Here’s the thing. When you and I were getting into board gaming, the joke among the games press was that everyone was sick of “trading in the Mediterranean” games. I guess that theme was to the early ‘00s what zombies are today.

Paul: That’s a really good comparison and one I can relate to myself as my health and sanity both gradually bleed out of me, as my tears themselves even turn to blood, as-

Quinns: I think I’ve said this before, but I feel like I want to see what all the fuss was about. I want to trade in the Mediterranean! Imagine it, Paul. You and me, trading figs and hummus. The lemony fizz of the gentle Mediterranean ocean, as if we were sailing in a big bath of 7 Up.

I’ll tell you what else. Reading about Mare Nostrum, it’s immediately apparent how far today’s board games have come. I’m sure this game is great, but it’s missing the unique selling point that games today need to stand out. The description’s so funny. It’s perfectly confident as it tells players that they can trade resources, build temples, pillage cities and… that’s it.

Paul: It sounds like it could certainly be worse. So, the Shogun Big Box is the other classic game that’s back on Kickstarter? Let’s take a look here.

 Shogun Big Box

452 custom-made wooden components!? What is this? That’s disgusting opulence. This is like that time that Tokaido was republished with all sort of flashy components. It’s a sign that board gaming’s golden age has become decadent and overblown. We’ve all grown fat and amoral on our own success. This is the end. This is the end of an empire. We’re all Nero fiddling as Rome burns. Or at least we have dining rooms that rotate. We’re at least that far.

Quinns: Dining rooms that rotate?

Paul: I think Nero had the first revolving room ever. I think I have the latest revolving room. That may be the drugs.

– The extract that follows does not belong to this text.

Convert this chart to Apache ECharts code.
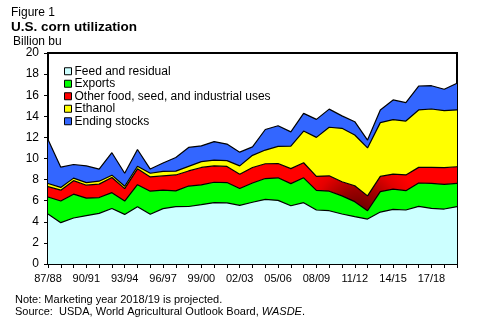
<!DOCTYPE html>
<html><head><meta charset="utf-8">
<script src="https://cdn.jsdelivr.net/npm/echarts@6/dist/echarts.min.js"></script>
<style>html,body{margin:0;padding:0;background:#fff}#c{width:486px;height:327px}</style>
</head><body><div id="c"></div>
<script>
const years = ['87/88','88/89','89/90','90/91','91/92','92/93','93/94','94/95','95/96','96/97','97/98','98/99','99/00','00/01','01/02','02/03','03/04','04/05','05/06','06/07','07/08','08/09','09/10','10/11','11/12','12/13','13/14','14/15','15/16','16/17','17/18','18/19','19/20'];
const feed = [4.74,3.92,4.36,4.58,4.80,5.26,4.70,5.43,4.71,5.25,5.43,5.45,5.62,5.81,5.80,5.56,5.85,6.12,6.03,5.52,5.81,5.12,5.05,4.74,4.49,4.26,4.92,5.18,5.12,5.46,5.28,5.21,5.43];
const exportsB = [1.61,2.05,2.26,1.66,1.50,1.50,1.27,2.09,2.19,1.75,1.50,1.94,1.88,1.94,1.92,1.60,1.83,1.98,2.14,2.10,2.36,1.86,1.85,1.72,1.42,0.79,1.94,1.92,1.83,2.22,2.37,2.34,2.22];
const otherFSI = [0.98,1.03,1.28,1.23,1.27,1.44,1.17,1.50,1.35,1.35,1.51,1.43,1.65,1.55,1.53,1.34,1.47,1.40,1.35,1.42,1.43,1.33,1.46,1.34,1.51,1.41,1.44,1.42,1.49,1.48,1.51,1.58,1.57];
const ethanol = [0.30,0.26,0.24,0.24,0.28,0.22,0.23,0.25,0.35,0.43,0.36,0.43,0.55,0.55,0.55,0.80,1.15,1.30,1.63,2.14,3.00,3.69,4.60,5.06,4.81,4.54,5.10,5.16,5.11,5.44,5.53,5.40,5.38];
const stocks = [4.17,1.92,1.29,1.59,1.15,2.13,1.23,1.58,0.40,0.79,1.30,1.80,1.50,1.75,1.57,1.30,0.80,1.95,1.95,1.34,1.68,1.71,1.72,1.18,1.26,0.75,1.20,1.87,1.74,2.27,2.21,2.03,2.53];
const seriesNames = ['Feed and residual','Exports','Other food, seed, and industrial uses','Ethanol','Ending stocks'];

const FONT = 'Liberation Sans, Arial, sans-serif';
const chart = echarts.init(document.getElementById('c'), null, {renderer:'canvas'});
const redFill = new echarts.graphic.RadialGradient(358, 214, 60, [
  {offset:0, color:'#600000'},
  {offset:0.4, color:'#9a0000'},
  {offset:0.75, color:'#e40000'},
  {offset:1, color:'#ff0000'}
], true);
function mk(name, data, color, fill){
  return {
    name, type:'line', stack:'total', data, symbol:'none', smooth:false,
    color: color,
    itemStyle:{color: color},
    lineStyle:{color:'#000', width:1.2},
    areaStyle:{color: fill || color, opacity:1},
    emphasis:{disabled:true}
  };
}
chart.setOption({
  animation:false,
  backgroundColor:'#fff',
  textStyle:{fontFamily:FONT},
  grid:{left:48, right:29, top:53, bottom:63, show:true, borderColor:'#000', borderWidth:2, backgroundColor:'transparent'},
  legend:{
    orient:'vertical', left:59, top:60, itemGap:0,
    itemWidth:7, itemHeight:7, icon:'rect',
    itemStyle:{borderColor:'#000', borderWidth:1},
    textStyle:{fontFamily:FONT, fontSize:12, color:'#000', lineHeight:12.5, padding:[0,0,0,-2]},
    data:seriesNames
  },
  xAxis:{
    type:'category', data:years, boundaryGap:false,
    axisLine:{lineStyle:{color:'#000', width:2}},
    axisTick:{show:true, interval:0, length:4, lineStyle:{color:'#000'}},
    axisLabel:{interval:2, color:'#000', fontSize:11, margin:9, fontFamily:FONT},
    splitLine:{show:false}
  },
  yAxis:{
    type:'value', min:0, max:20, interval:2,
    axisLine:{show:true, lineStyle:{color:'#000', width:2}},
    axisTick:{show:true, length:4, lineStyle:{color:'#000'}},
    axisLabel:{color:'#000', fontSize:12, margin:9, fontFamily:FONT},
    splitLine:{show:false}
  },
  graphic:[
    {type:'text', left:11, top:7, style:{text:'Figure 1', font:'12px '+FONT, fill:'#000'}},
    {type:'text', left:11, top:20, style:{text:'U.S. corn utilization', font:'bold 13.5px '+FONT, fill:'#000'}},
    {type:'text', left:13, top:36, style:{text:'Billion bu', font:'12px '+FONT, fill:'#000'}},
    {type:'text', left:15, top:294, style:{text:'Note: Marketing year 2018/19 is projected.', font:'11px '+FONT, fill:'#000'}},
    {type:'text', left:15, top:306, style:{text:'Source:  USDA, World Agricultural Outlook Board, {i|WASDE}.', font:'11px '+FONT, fill:'#000', rich:{i:{fontStyle:'italic', fontSize:11, fontFamily:FONT}}}}
  ],
  series:[
    mk(seriesNames[0], feed, '#ccffff'),
    mk(seriesNames[1], exportsB, '#00ff00'),
    mk(seriesNames[2], otherFSI, '#ff0000', redFill),
    mk(seriesNames[3], ethanol, '#ffff00'),
    mk(seriesNames[4], stocks, '#3366ff')
  ]
});
</script></body></html>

Quinns: Hang on. Pshaw! I’ve just seen that they’re replacing the original Shogun’s wooden cubes, which represented everybody’s armies, with literally hundreds of meeples.

Now the meeple’s the de facto symbol of board games you can’t use it that carelessly! It’s no longer a subdued, colourful way of representing humankind. It’s a sugary exclamation mark and it’s ruining this map of Japan for me. RUINING IT.

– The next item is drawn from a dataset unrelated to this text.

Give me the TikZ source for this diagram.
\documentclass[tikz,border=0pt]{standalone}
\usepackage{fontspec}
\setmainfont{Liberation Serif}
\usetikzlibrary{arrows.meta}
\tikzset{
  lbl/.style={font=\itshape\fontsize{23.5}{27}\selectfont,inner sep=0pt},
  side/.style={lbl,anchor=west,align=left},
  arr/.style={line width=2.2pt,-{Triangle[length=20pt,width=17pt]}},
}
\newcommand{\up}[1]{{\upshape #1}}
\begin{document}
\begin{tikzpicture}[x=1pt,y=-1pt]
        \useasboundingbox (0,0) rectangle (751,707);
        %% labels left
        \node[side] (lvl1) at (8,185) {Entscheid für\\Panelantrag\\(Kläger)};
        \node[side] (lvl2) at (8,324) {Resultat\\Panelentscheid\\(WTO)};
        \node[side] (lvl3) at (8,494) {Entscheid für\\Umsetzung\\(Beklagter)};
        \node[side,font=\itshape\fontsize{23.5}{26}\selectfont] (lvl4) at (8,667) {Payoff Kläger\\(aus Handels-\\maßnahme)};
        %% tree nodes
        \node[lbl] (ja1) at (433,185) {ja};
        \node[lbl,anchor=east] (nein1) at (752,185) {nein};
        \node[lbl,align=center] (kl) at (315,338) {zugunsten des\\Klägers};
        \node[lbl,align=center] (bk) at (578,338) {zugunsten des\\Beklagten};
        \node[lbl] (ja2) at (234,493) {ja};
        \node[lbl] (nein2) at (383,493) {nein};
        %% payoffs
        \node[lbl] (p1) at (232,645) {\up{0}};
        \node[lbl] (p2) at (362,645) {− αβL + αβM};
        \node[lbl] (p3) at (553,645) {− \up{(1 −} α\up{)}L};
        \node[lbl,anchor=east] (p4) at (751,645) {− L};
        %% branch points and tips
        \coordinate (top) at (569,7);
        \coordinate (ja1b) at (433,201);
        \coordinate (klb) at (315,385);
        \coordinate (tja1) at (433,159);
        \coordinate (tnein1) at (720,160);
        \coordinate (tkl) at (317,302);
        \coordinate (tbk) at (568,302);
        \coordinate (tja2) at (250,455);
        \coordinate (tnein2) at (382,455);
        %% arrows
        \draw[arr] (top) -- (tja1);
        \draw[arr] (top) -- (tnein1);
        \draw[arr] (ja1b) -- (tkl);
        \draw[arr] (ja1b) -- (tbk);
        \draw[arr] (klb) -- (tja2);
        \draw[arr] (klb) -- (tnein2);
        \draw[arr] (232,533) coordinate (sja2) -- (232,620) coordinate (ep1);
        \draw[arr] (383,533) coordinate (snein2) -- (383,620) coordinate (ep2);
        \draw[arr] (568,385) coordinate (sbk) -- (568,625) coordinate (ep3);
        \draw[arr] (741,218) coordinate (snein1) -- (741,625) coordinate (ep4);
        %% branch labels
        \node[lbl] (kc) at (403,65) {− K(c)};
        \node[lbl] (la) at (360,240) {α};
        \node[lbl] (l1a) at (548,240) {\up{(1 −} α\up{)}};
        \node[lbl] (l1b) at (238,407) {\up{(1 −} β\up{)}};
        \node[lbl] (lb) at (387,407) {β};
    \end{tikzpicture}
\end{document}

Paul: I was hoping they would at least be meeples that looked like old Japanese armour from the era, but… they don’t quite. Still, I like the dice tower. And I do sort of slightly like the idea that it’s like a really angry Carcassonne. Sort of. A tiny bit.

Quinns: Oh, Shogun’s dice tower is the stuff of legend!

When two armies fight, you drop all the playing pieces in the tower, over and over, until only one side comes out, with the consequence that some other player’s armies might get dislodged from baffles in the tower and return to that player as a nice surprise. Best way of solving fights ever.

Machi Koro

Paul: What about the idea of The Incredible Shrinking Game Box, then? Paul Jefferies is re-homing all of his games in miniaturised versions of their boxes. This is something I can get behind. Or inside of. Or actually can’t get inside of any more. But that’s a really good thing. I mean, what he’s doing is the good thing. It’s not so good that I can’t get in the boxes or keep this goo that keeps flowing inside my head.

Quinns: Haven’t I been complaining about the absurd box sizes we get today? Good on you, Mr. Jefferies. I’m as full as enthusiasm as I can be for one man’s mission while also never wanting to meet him I mean come on he is filling the world with even more boxes.

How do you think he transports all of his new, smaller boxes to a convention? Do you think he also made an even larger box?

Paul: This reminds me of how video game boxes used to be larger. But then got smaller. Okay, it’s not quite the same because some have now disappeared entirely, but there’s definitely something to be said for making efficient use of space. One reason I still like Citadels is because it’s just so portable. If we shrunk a lot more games like this, suddenly we might see a lot more of them as being just as portable.

Quinns: Citadels was actually part of Fantasy Flight’s discontinued “Silver Line”, all of which packed phenomenal games into tiny boxes. I guess they stopped doing them because they didn’t sell.

Paul: There is no drug that can kill that pain.